Ministers Sue Federal Death Row for Violating Religious Freedom

05.03.23

Ministers for men sentenced to death by federal courts have filed a lawsuit alleging that prison rules barring them from all physical contact violates the Religious Freedom Restoration Act of 1993.

The Special Confinement Unit (SCU) at the U.S. Penitentiary in Terre Haute, Indiana, is the only death row for men in the federal prison system.

The Bureau of Prisons allows men living in the SCU to designate a “minister of record” to visit them. But ministers are only allowed non-contact visits conducted through a glass barrier.

Ross Eiler, a lay Episcopalian minister, and the Rev. Bill Breeden, an ordained minister in the Unitarian Universalist Church and the Christian Church (Disciples of Christ) are the ministers of record for Jurijus Kadamovas and Chad Fulks, respectively, who are both sentenced to death.

They sued the prison because both believe it is essential to their religious exercise to be able, in certain circumstances, to place hands on a person while praying for them.

“When I’m dealing with someone who’s sick, or in troubled times, or counseling, it’s not unusual at all for me to hold their hands. Or, if I’m saying a prayer for them, to lay my hands on them,” Mr. Breeden told Indiana Public Media. “That’s the kind of way ministers do things.”

The Episcopal Church likewise calls for placing hands on a person when praying for them, the lawsuit says. Barring physical contact burdens Mr. Eiler’s ability to offer pastoral care.

The lawsuit alleges the prison’s non-contact rule violates the Religious Freedom Restoration Act because it imposes a substantial burden on the plaintiff’s religious exercise and “neither furthers a compelling governmental interest nor is the least restrictive alternative to further that interest.”

The ministers are asking to be allowed to conduct visits in the room used for attorney-client visits, which has a small opening in the wire mesh for passing paperwork through which the ministers could touch the men’s hands while praying.

The ministers allege that the prison’s policy barring spiritual advisors from touching a person in the execution chamber while the person is alive also violates RFRA.

While neither Mr. Kadamovas nor Mr. Fulks has an execution date, both ministers believe it is an essential component of their religious exercise in ministering to them that they be present during the executions to offer prayer, guidance, and comfort—which requires, as a theological matter, that they have physical contact.
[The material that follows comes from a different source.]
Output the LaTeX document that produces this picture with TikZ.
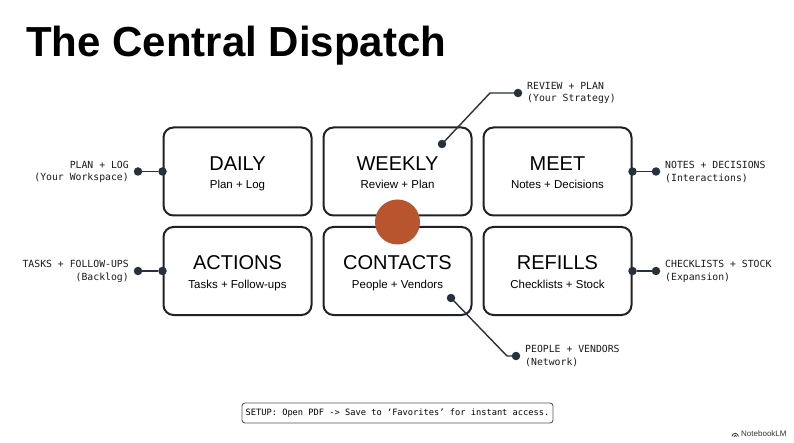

Mr. Breeden served as Corey Johnson’s spiritual adviser during his execution in 2021 and was not allowed within six feet of Mr. Johnson until after he was dead.

But a spiritual adviser “can touch the person being executed on their lower legs or feet or even the top of their head without interfering” with the execution, the lawsuit alleges—and that makes the prison’s rule barring physical contact during an execution a violation of RFRA.

Mr. Breeden said he decided to file the lawsuit after Mr. Johnson’s execution.

“I never got to touch him before he was dead … I wanted to hold Corey’s hand,” he said. “It’s imperative that we are able to touch the people we minister to. And it’s part of my religious practice and belief that I have to do that.”

Last year, the Supreme Court ruled that Texas had failed to provide a valid reason to bar John Henry Ramirez’s spiritual advisor from touching him while praying aloud during the execution.

“We do not see how letting the spiritual advisor stand slightly closer, reach out his arm, and touch a part of the prisoner’s body well away from the site of any IV line would meaningfully increase risk,” Chief Justice John G. Roberts Jr. wrote for the Court.

Concluding that Mr. Ramirez would likely suffer irreparable harm under Texas’s ban on religious touch “because he will be unable to engage in protected religious exercise in the final moments of his life,” the Court granted an injunction prohibiting Texas from executing Mr. Ramirez without allowing his spiritual adviser to lay hands on him and pray during the execution.